◆ **SHORT TASK**: Extract the full listing verbatim and drop any pictures from your copy.
========================================
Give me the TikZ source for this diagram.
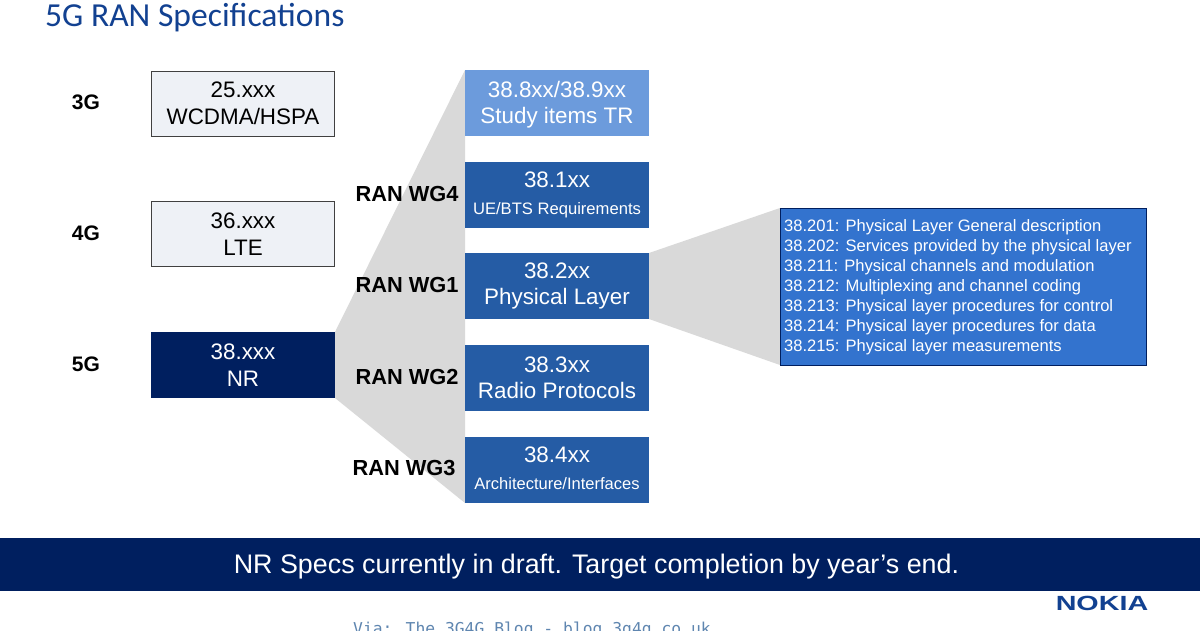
\documentclass[tikz,border=0pt]{standalone}
\usepackage{fontspec}
\setmainfont{Liberation Sans}
\newfontfamily\titlefont{Carlito}
\newfontfamily\viafont{DejaVu Sans Mono}
\definecolor{navy}{HTML}{001F5F}
\definecolor{midblue}{HTML}{255CA5}
\definecolor{lightblue}{HTML}{6C9BDC}
\definecolor{listblue}{HTML}{3373CE}
\definecolor{pale}{HTML}{EEF1F6}
\definecolor{fan}{HTML}{D9D9D9}
\definecolor{titleblue}{HTML}{124191}
\definecolor{viablue}{HTML}{5F86B0}
\newcommand{\fs}[1]{\fontsize{#1}{#1}\selectfont}
\newcommand{\fl}[2]{\fontsize{#1}{#2}\selectfont}
\tikzset{
  base/.style={rectangle,inner sep=0pt,outer sep=0pt,align=center,anchor=north west},
  palebox/.style={base,fill=pale,draw=black!75,line width=0.6pt,text=black,font=\fl{22.4}{26.5},minimum width=183pt,minimum height=65pt},
  navybox/.style={base,fill=navy,draw=navy,line width=0.6pt,text=white,font=\fl{22.4}{26.5},minimum width=183pt,minimum height=65pt},
  specbox/.style={base,fill=midblue,text=white,font=\fl{22.4}{26.5},minimum width=184pt,minimum height=66pt},
  gen/.style={font=\bfseries\fs{21},text=black,inner sep=0pt},
  wg/.style={font=\bfseries\fs{21.8},text=black,inner sep=0pt},
  fanfill/.style={fill=fan,draw=none},
}
\begin{document}
\begin{tikzpicture}[x=1pt,y=-1pt]
\useasboundingbox (0,0) rectangle (1200,630);
\clip (0,0) rectangle (1200,630);
\fill[white] (0,0) rectangle (1200,630);

\node[anchor=base west,inner sep=0pt,text=titleblue,font=\titlefont\fs{33.6}] (title) at (45,26) {5G RAN Specifications};

% fans
\coordinate (g5ne) at (335,332);
\coordinate (g5se) at (335,398);
\coordinate (fanta) at (465,70);
\coordinate (fantb) at (465,503);
\fill[fanfill] (g5ne) -- (fanta) -- (fantb) -- (g5se) -- cycle;
\fill[fanfill] (649,253) -- (780,208) -- (780,365) -- (649,319) -- cycle;

% boxes
\node[palebox] (g3) at (151.5,71) {25.xxx\\WCDMA/HSPA};
\node[palebox] (g4) at (151.5,201.5) {36.xxx\\LTE};
\node[navybox] (g5) at (151.5,332.5) {38.xxx\\NR};

\node[specbox,fill=lightblue] (s8) at (465,70) {\rule{0pt}{20pt}38.8xx/38.9xx\\Study items TR};
\node[specbox] (s1) at (465,162) {38.1xx\\[1pt]{\fs{16.6}UE/BTS Requirements}};
\node[specbox] (s2) at (465,253) {38.2xx\\Physical Layer};
\node[specbox] (s3) at (465,345) {38.3xx\\Radio Protocols};
\node[specbox] (s4) at (465,437) {38.4xx\\{\fs{16.5}\rule[-4pt]{0pt}{1pt}Architecture/Interfaces}};

\node[base,fill=listblue,draw=navy,line width=0.6pt,minimum width=366pt,minimum height=157pt] (list) at (780,208) {};
\node[anchor=north west,inner sep=0pt,align=left,text=white,font=\fl{16.55}{20}] (listtext) at (784,219) {%
38.201: Physical Layer General description\\
38.202: Services provided by the physical layer\\
38.211: Physical channels and modulation\\
38.212: Multiplexing and channel coding\\
38.213: Physical layer procedures for control\\
38.214: Physical layer procedures for data\\
38.215: Physical layer measurements};

% generation labels
\node[gen] (l3) at (86,102) {3G};
\node[gen] (l4) at (86,233) {4G};
\node[gen] (l5) at (86,364) {5G};

% working group labels
\node[wg] (w4) at (407,194) {RAN WG4};
\node[wg] (w1) at (407,285) {RAN WG1};
\node[wg] (w2) at (407,377) {RAN WG2};
\node[wg] (w3) at (404,468) {RAN WG3};

% banner
\node[base,fill=navy,minimum width=1200pt,minimum height=53pt] (banner) at (0,538) {};
\node[text=white,inner sep=0pt,font=\fs{26.85}] (bannertext) at (596.5,567) {NR Specs currently in draft. Target completion by year’s end.};

% logo and credit
\node[inner sep=0pt,text=titleblue,font=\bfseries\fs{20.5}] (logo) at (1102,603.5) {\scalebox{1.40}[1]{NOKIA}};
\node[anchor=base west,inner sep=0pt,text=viablue,font=\viafont\fs{16.35}] (via) at (353,634) {Via: The 3G4G Blog - blog.3g4g.co.uk};
\end{tikzpicture}
\end{document}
========================================
◆ **RESULT OF THIS EXERCISE**:
Give me the TikZ source for this diagram.
\documentclass[tikz,border=0pt]{standalone}
\usepackage{fontspec}
\setmainfont{Liberation Sans}
\newfontfamily\titlefont{Carlito}
\newfontfamily\viafont{DejaVu Sans Mono}
\definecolor{navy}{HTML}{001F5F}
\definecolor{midblue}{HTML}{255CA5}
\definecolor{lightblue}{HTML}{6C9BDC}
\definecolor{listblue}{HTML}{3373CE}
\definecolor{pale}{HTML}{EEF1F6}
\definecolor{fan}{HTML}{D9D9D9}
\definecolor{titleblue}{HTML}{124191}
\definecolor{viablue}{HTML}{5F86B0}
\newcommand{\fs}[1]{\fontsize{#1}{#1}\selectfont}
\newcommand{\fl}[2]{\fontsize{#1}{#2}\selectfont}
\tikzset{
  base/.style={rectangle,inner sep=0pt,outer sep=0pt,align=center,anchor=north west},
  palebox/.style={base,fill=pale,draw=black!75,line width=0.6pt,text=black,font=\fl{22.4}{26.5},minimum width=183pt,minimum height=65pt},
  navybox/.style={base,fill=navy,draw=navy,line width=0.6pt,text=white,font=\fl{22.4}{26.5},minimum width=183pt,minimum height=65pt},
  specbox/.style={base,fill=midblue,text=white,font=\fl{22.4}{26.5},minimum width=184pt,minimum height=66pt},
  gen/.style={font=\bfseries\fs{21},text=black,inner sep=0pt},
  wg/.style={font=\bfseries\fs{21.8},text=black,inner sep=0pt},
  fanfill/.style={fill=fan,draw=none},
}
\begin{document}
\begin{tikzpicture}[x=1pt,y=-1pt]
\useasboundingbox (0,0) rectangle (1200,630);
\clip (0,0) rectangle (1200,630);
\fill[white] (0,0) rectangle (1200,630);

\node[anchor=base west,inner sep=0pt,text=titleblue,font=\titlefont\fs{33.6}] (title) at (45,26) {5G RAN Specifications};

% fans
\coordinate (g5ne) at (335,332);
\coordinate (g5se) at (335,398);
\coordinate (fanta) at (465,70);
\coordinate (fantb) at (465,503);
\fill[fanfill] (g5ne) -- (fanta) -- (fantb) -- (g5se) -- cycle;
\fill[fanfill] (649,253) -- (780,208) -- (780,365) -- (649,319) -- cycle;

% boxes
\node[palebox] (g3) at (151.5,71) {25.xxx\\WCDMA/HSPA};
\node[palebox] (g4) at (151.5,201.5) {36.xxx\\LTE};
\node[navybox] (g5) at (151.5,332.5) {38.xxx\\NR};

\node[specbox,fill=lightblue] (s8) at (465,70) {\rule{0pt}{20pt}38.8xx/38.9xx\\Study items TR};
\node[specbox] (s1) at (465,162) {38.1xx\\[1pt]{\fs{16.6}UE/BTS Requirements}};
\node[specbox] (s2) at (465,253) {38.2xx\\Physical Layer};
\node[specbox] (s3) at (465,345) {38.3xx\\Radio Protocols};
\node[specbox] (s4) at (465,437) {38.4xx\\{\fs{16.5}\rule[-4pt]{0pt}{1pt}Architecture/Interfaces}};

\node[base,fill=listblue,draw=navy,line width=0.6pt,minimum width=366pt,minimum height=157pt] (list) at (780,208) {};
\node[anchor=north west,inner sep=0pt,align=left,text=white,font=\fl{16.55}{20}] (listtext) at (784,219) {%
38.201: Physical Layer General description\\
38.202: Services provided by the physical layer\\
38.211: Physical channels and modulation\\
38.212: Multiplexing and channel coding\\
38.213: Physical layer procedures for control\\
38.214: Physical layer procedures for data\\
38.215: Physical layer measurements};

% generation labels
\node[gen] (l3) at (86,102) {3G};
\node[gen] (l4) at (86,233) {4G};
\node[gen] (l5) at (86,364) {5G};

% working group labels
\node[wg] (w4) at (407,194) {RAN WG4};
\node[wg] (w1) at (407,285) {RAN WG1};
\node[wg] (w2) at (407,377) {RAN WG2};
\node[wg] (w3) at (404,468) {RAN WG3};

% banner
\node[base,fill=navy,minimum width=1200pt,minimum height=53pt] (banner) at (0,538) {};
\node[text=white,inner sep=0pt,font=\fs{26.85}] (bannertext) at (596.5,567) {NR Specs currently in draft. Target completion by year’s end.};

% logo and credit
\node[inner sep=0pt,text=titleblue,font=\bfseries\fs{20.5}] (logo) at (1102,603.5) {\scalebox{1.40}[1]{NOKIA}};
\node[anchor=base west,inner sep=0pt,text=viablue,font=\viafont\fs{16.35}] (via) at (353,634) {Via: The 3G4G Blog - blog.3g4g.co.uk};
\end{tikzpicture}
\end{document}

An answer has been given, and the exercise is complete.